For starters, Dr. Jim Yong Kim, Dartmouth's new president, proposes to revolutionize the delivery of health care around the globe and higher education in the United States. We don't know what he has planned after lunch, but we're pretty sure it will be ambitious.
Thinking Big Dartmouth's Ambitious Dr. Kim
And whatever it is, the ambition will be big and embody a high ideal: To put an elite American college in service to the whole of humankind. Not to rest there, Kim insists that this service be quantified and measured to prove its effectiveness. In other words, he's an idealist, but a pragmatic idealist -- one who wants to win, on the football field, in the classroom and in the settings to which he has devoted his life as a physician, providing health care to some of the most impoverished people on Earth.
These are first impressions, of course, but as the old saying goes, you only get one chance to make a first impression, and Dartmouth's 17th president, inaugurated last week, has made a good one. If we sound a little breathless, it is because the scope of Kim's vision for the college is, well, breath-taking.

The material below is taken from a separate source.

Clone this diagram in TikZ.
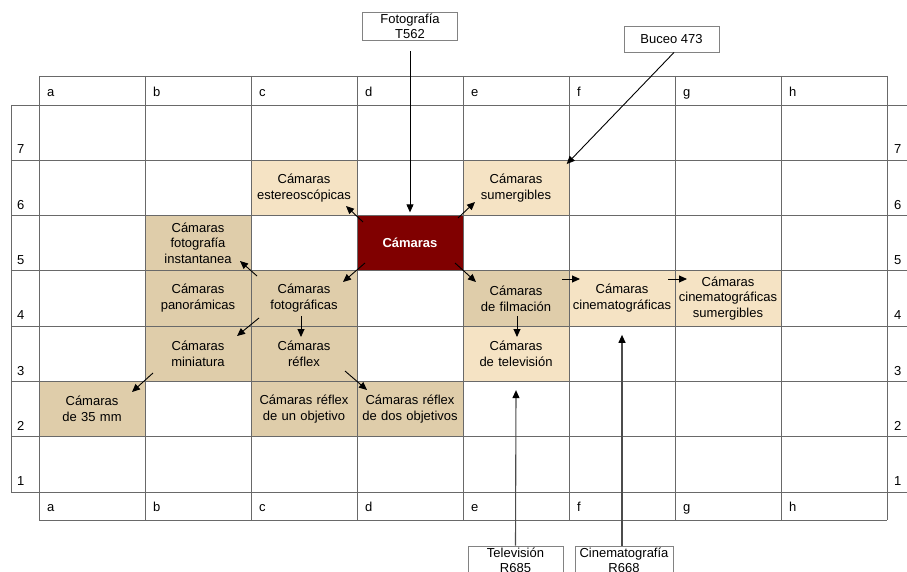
\documentclass[tikz,border=0pt]{standalone}
\usepackage{fontspec}
\setmainfont{Liberation Sans}
\usetikzlibrary{arrows.meta,calc}
\definecolor{darktan}{RGB}{223,205,170}
\definecolor{lighttan}{RGB}{245,227,196}
\definecolor{maroonc}{RGB}{128,0,0}
\definecolor{gridc}{RGB}{105,105,105}
\definecolor{boxc}{RGB}{130,130,130}
\begin{document}
\begin{tikzpicture}[x=1pt,y=-1pt,
  font=\fontsize{13}{15.9}\selectfont,
  cell/.style={minimum width=105pt,minimum height=54.3pt,inner sep=0pt,align=center,text width=104pt},
  dk/.style={cell,fill=darktan},
  lt/.style={cell,fill=lighttan},
  gl/.style={draw=gridc,line width=0.9pt},
  arr/.style={-{Triangle[length=8pt,width=7pt]},line width=0.9pt,draw=black},
  arrlong/.style={-{Triangle[length=8pt,width=7pt,color=black]},line width=1.1pt,draw=black!70},
  lbl/.style={anchor=base west,inner sep=0pt},
  refbox/.style={draw=boxc,line width=0.9pt,align=center,inner sep=0.5pt,minimum width=95pt,minimum height=28pt,font=\fontsize{13}{15}\selectfont},
]
\useasboundingbox (0,0) rectangle (907,572);
\clip (0,0) rectangle (907,572);
\fill[white] (0,0) rectangle (907,572);

% coloured cells
\node[lt] (est) at (304,187.9) {Cámaras\\estereoscópicas};
\node[lt] (sum) at (516,187.9) {Cámaras\\sumergibles};
\node[cell,fill=maroonc,text=white,font=\fontsize{13}{15.7}\selectfont\bfseries] (cam) at (410,243.2) {Cámaras};
\node[dk] (inst) at (198,243.2) {Cámaras\\fotografía\\instantanea};
\node[dk] (pan) at (198,298.5) {Cámaras\\panorámicas};
\node[dk] (fot) at (304,298.5) {Cámaras\\fotográficas};
\node[dk] (fil) at (516,298.5) {Cámaras\\de filmación};
\node[lt] (cin) at (622,298.5) {Cámaras\\cinematográficas};
\node[lt] (cinsum) at (728,298.5) {Cámaras\\cinematográficas\\sumergibles};
\node[dk] (mini) at (198,353.8) {Cámaras\\miniatura};
\node[dk] (ref) at (304,353.8) {\raisebox{-3pt}{\parbox{104pt}{\centering Cámaras\\réflex}}};
\node[lt] (tv) at (516,353.8) {\raisebox{-3pt}{\parbox{104pt}{\centering Cámaras\\de televisión}}};
\node[dk] (m35) at (92,409.1) {Cámaras\\de 35 mm};
\node[dk] (ref1) at (304,409.1) {Cámaras réflex\\de un objetivo};
\node[dk] (ref2) at (410,409.1) {Cámaras réflex\\de dos objetivos};

% grid
\foreach \x in {39,145,...,887} \draw[gl] (\x,76) -- (\x,520);
\draw[gl] (39,76) -- (887,76);
\draw[gl] (39,520) -- (887,520);
\foreach \i in {0,...,7} \draw[gl] (11,{105+55.286*\i}) -- (907,{105+55.286*\i});
\draw[gl] (11,105) -- (11,491.9);

% column letters
\foreach \l [count=\i from 0] in {a,b,c,d,e,f,g,h} {
  \node[lbl] (top\l) at ({47+106*\i},97) {\l};
  \node[lbl] (bot\l) at ({47+106*\i},511) {\l};
}
% row numbers
\foreach \r in {1,...,7} {
  \node[lbl] (left\r) at (17,{105+55.286*(8-\r)-6.4}) {\r};
  \node[lbl] (right\r) at (894,{105+55.286*(8-\r)-6.4}) {\r};
}

% reference boxes
\node[refbox] (foto) at (410,26) {Fotografía\\T562};
\node[refbox,minimum height=26pt] (buceo) at (671.5,39) {Buceo 473};
\node[refbox] (tvb) at (515.5,560) {Televisión\\R685};
\node[refbox,minimum width=98pt] (cinb) at (624,560) {Cinematografía\\R668};

% arrows
\draw[arr] ($(foto.south)+(0,11)$) -- ($(cam.north)+(0,-3.5)$);
\draw[arr] ($(buceo.south)+(2.5,0)$) -- ($(sum.north east)+(-2,3.5)$);
\draw[arr] ($(cam.center)+(-47,-21.2)$) -- ($(est.center)+(42,18.1)$);
\draw[arr] ($(cam.center)+(48,-25.2)$) -- ($(sum.center)+(-41,14.1)$);
\draw[arr] ($(cam.center)+(-45,19.8)$) -- ($(fot.center)+(39,-16.5)$);
\draw[arr] ($(cam.center)+(45,19.8)$) -- ($(fil.center)+(-40,-16.5)$);
\draw[arr] ($(fot.center)+(-47,-22.5)$) -- ($(inst.center)+(42,17.8)$);
\draw[arr] ($(fot.center)+(-45,19.5)$) -- ($(mini.center)+(39,-17.8)$);
\draw[arr] ($(fot.center)+(-3,17.5)$) -- ($(ref.center)+(-3,-16.8)$);
\draw[arr] ($(mini.center)+(-45,19.2)$) -- ($(m35.center)+(40,-17.1)$);
\draw[arr] ($(ref.center)+(41,17.2)$) -- ($(ref2.center)+(-43,-19.1)$);
\draw[arr] ($(fil.center)+(1,17.5)$) -- ($(tv.center)+(1,-16.8)$);
\draw[arr] ($(fil.center)+(46,-19.5)$) -- ($(cin.center)+(-42,-19.5)$);
\draw[arr] ($(cin.center)+(46,-19.5)$) -- ($(cinsum.center)+(-41,-19.5)$);
\draw[arrlong] (tvb.north) -- ($(tv.south)+(0,9)$);
\draw[arrlong] ($(cinb.north)+(-2,0)$) -- ($(cin.south)+(0,9)$);
\end{tikzpicture}
\end{document}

First and foremost, the new president wants to build on the pioneering research in health care outcomes conducted by the Dartmouth Institute for Health Policy & Clinical Practice to make the effective and efficient delivery of health care an essential part of the Dartmouth Medical School curriculum. For this, he would draw on the expertise of Dartmouth's Tuck School of Business and Thayer School of Engineering, as well as the medical researchers. We could become the center of the world in thinking about health care delivery, both in the United States and globally, since we have all those pieces in place, he told the Valley News editorial board earlier this month.

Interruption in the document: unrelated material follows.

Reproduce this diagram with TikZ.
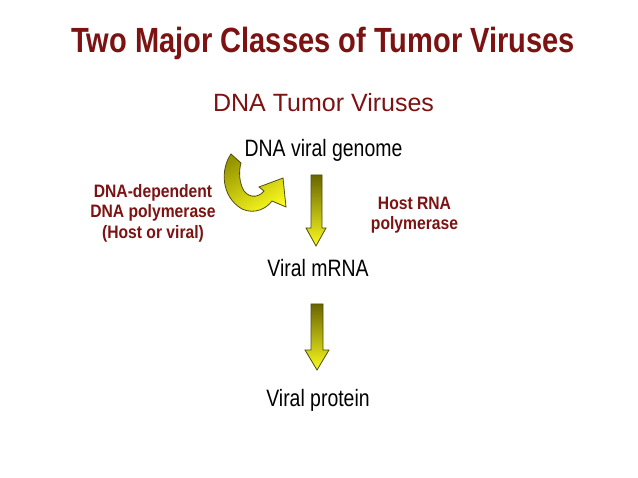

As if that were not enough for any single college presidency, Kim went on to describe how a similar method might be applied to measure the effectiveness of higher education, to, in effect, be able to point to specific outcomes as the result of a university interacting with young minds.
How the college's various constituencies will receive all this is anybody's guess. Ours is that the students will be inspired, the alumni skeptical, the faculty hopeful but a little uneasy, and that employees will continue to worry about their job security in the context of the recession's lingering ill effect on the colleges finances.

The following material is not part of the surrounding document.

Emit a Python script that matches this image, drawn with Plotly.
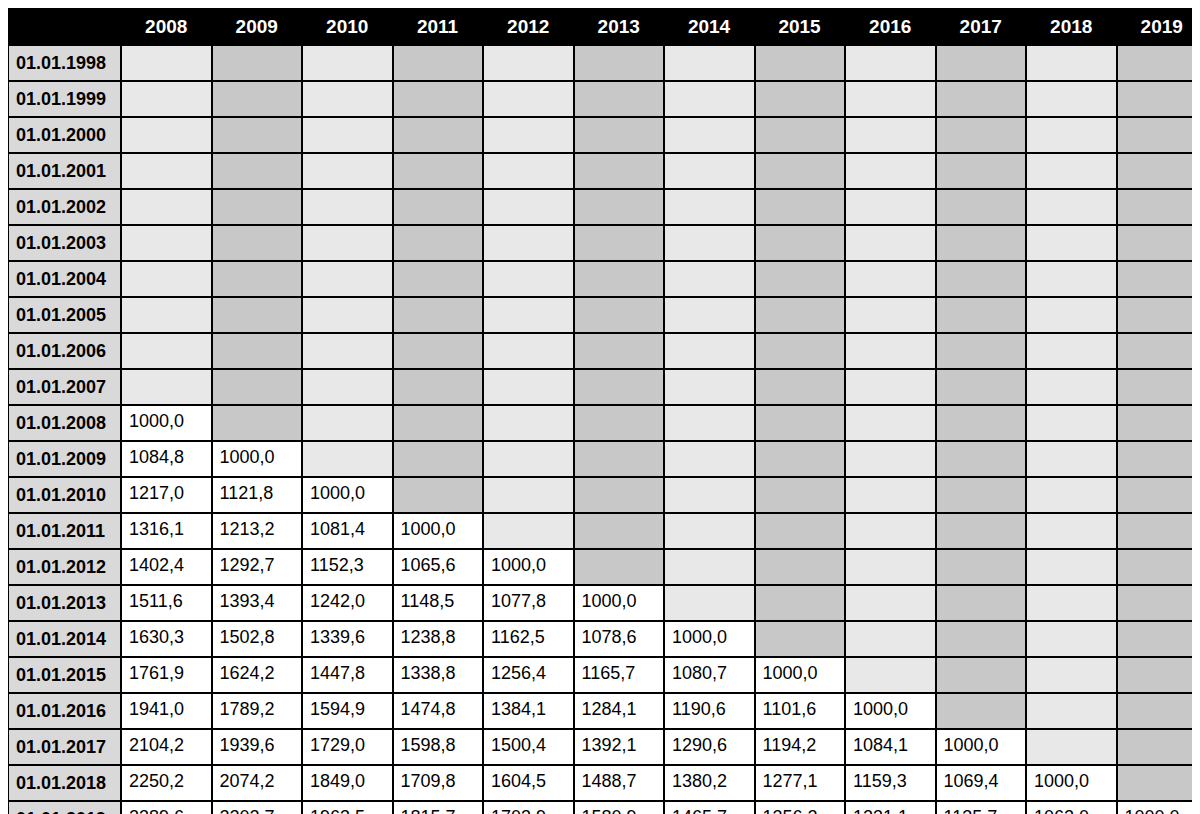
import plotly.graph_objects as go

years = ["2008", "2009", "2010", "2011", "2012", "2013", "2014", "2015", "2016", "2017", "2018", "2019"]
dates = ["01.01.%d" % y for y in range(1998, 2020)] + ["20.09.2019"]

# value rows (starting from 01.01.2008); each row lists values for 2008.. onwards
rows_values = [
    [1000.0],
    [1084.8, 1000.0],
    [1217.0, 1121.8, 1000.0],
    [1316.1, 1213.2, 1081.4, 1000.0],
    [1402.4, 1292.7, 1152.3, 1065.6, 1000.0],
    [1511.6, 1393.4, 1242.0, 1148.5, 1077.8, 1000.0],
    [1630.3, 1502.8, 1339.6, 1238.8, 1162.5, 1078.6, 1000.0],
    [1761.9, 1624.2, 1447.8, 1338.8, 1256.4, 1165.7, 1080.7, 1000.0],
    [1941.0, 1789.2, 1594.9, 1474.8, 1384.1, 1284.1, 1190.6, 1101.6, 1000.0],
    [2104.2, 1939.6, 1729.0, 1598.8, 1500.4, 1392.1, 1290.6, 1194.2, 1084.1, 1000.0],
    [2250.2, 2074.2, 1849.0, 1709.8, 1604.5, 1488.7, 1380.2, 1277.1, 1159.3, 1069.4, 1000.0],
    [2389.6, 2202.7, 1963.5, 1815.7, 1703.9, 1580.9, 1465.7, 1356.2, 1231.1, 1135.7, 1062.0, 1000.0],
    [2485.7, 2291.3, 2042.5, 1888.7, 1772.4, 1644.4, 1524.6, 1410.8, 1280.6, 1181.3, 1104.6, 1040.2],
]

n_empty = len(dates) - len(rows_values)
grid = [[None] * len(years) for _ in range(n_empty)]
for r in rows_values:
    grid.append(r + [None] * (len(years) - len(r)))

LIGHT, DARK = "#e8e8e8", "#c8c8c8"
columns = [["<b>%s</b>" % d for d in dates]]
fills = [["#d9d9d9"] * len(dates)]
for j in range(len(years)):
    col, fc = [], []
    for i in range(len(dates)):
        v = grid[i][j]
        if v is None:
            col.append("")
            fc.append(LIGHT if j % 2 == 0 else DARK)
        else:
            col.append(("%.1f" % v).replace(".", ","))
            fc.append("white")
    columns.append(col)
    fills.append(fc)

fig = go.Figure(go.Table(
    columnwidth=[113] + [90.5] * len(years),
    header=dict(values=[""] + ["<b>%s</b>" % y for y in years],
                fill_color="black", line_color="black",
                font=dict(color="white", size=19, family="Liberation Sans"),
                align="center", height=36),
    cells=dict(values=columns, fill_color=fills, line=dict(color="black", width=2),
               font=dict(color="black", size=18, family="Liberation Sans"),
               align="left", height=33),
))
fig.update_layout(width=1200, height=814, margin=dict(l=0, r=1, t=0, b=0),
                  paper_bgcolor="white")
fig.write_html("out.html")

If the latter attitude seems a bit parochial, it's a parochialism we share. How does the Upper Valley fit into this very big picture? In one very obvious way, as a laboratory in which to conduct Dr. Kim's great experiment in health care delivery. There is no reason the Upper Valley can't be the absolute model for the United States and the rest of the world, Kim told the editorial board. That certainly wouldnt be a bad outcome.
The new president also suggested that student volunteering in the Upper Valley and elsewhere would also benefit from the effectiveness test: We have to be sure when students are going out and they engage in social activities, that what they're doing is actually well thought out and effective and has an impact.
More broadly, we hope that as Kim becomes fully acquainted with the Upper Valley, he will recognize just how powerful is Dartmouth's influence on the community, in everything from employment opportunities to health care, from business development to building construction to social and cultural interactions. One might even say that when Dartmouth sneezes, the Upper Valley catches a cold. Dr. Kim seems well positioned to foster a healthy relationship.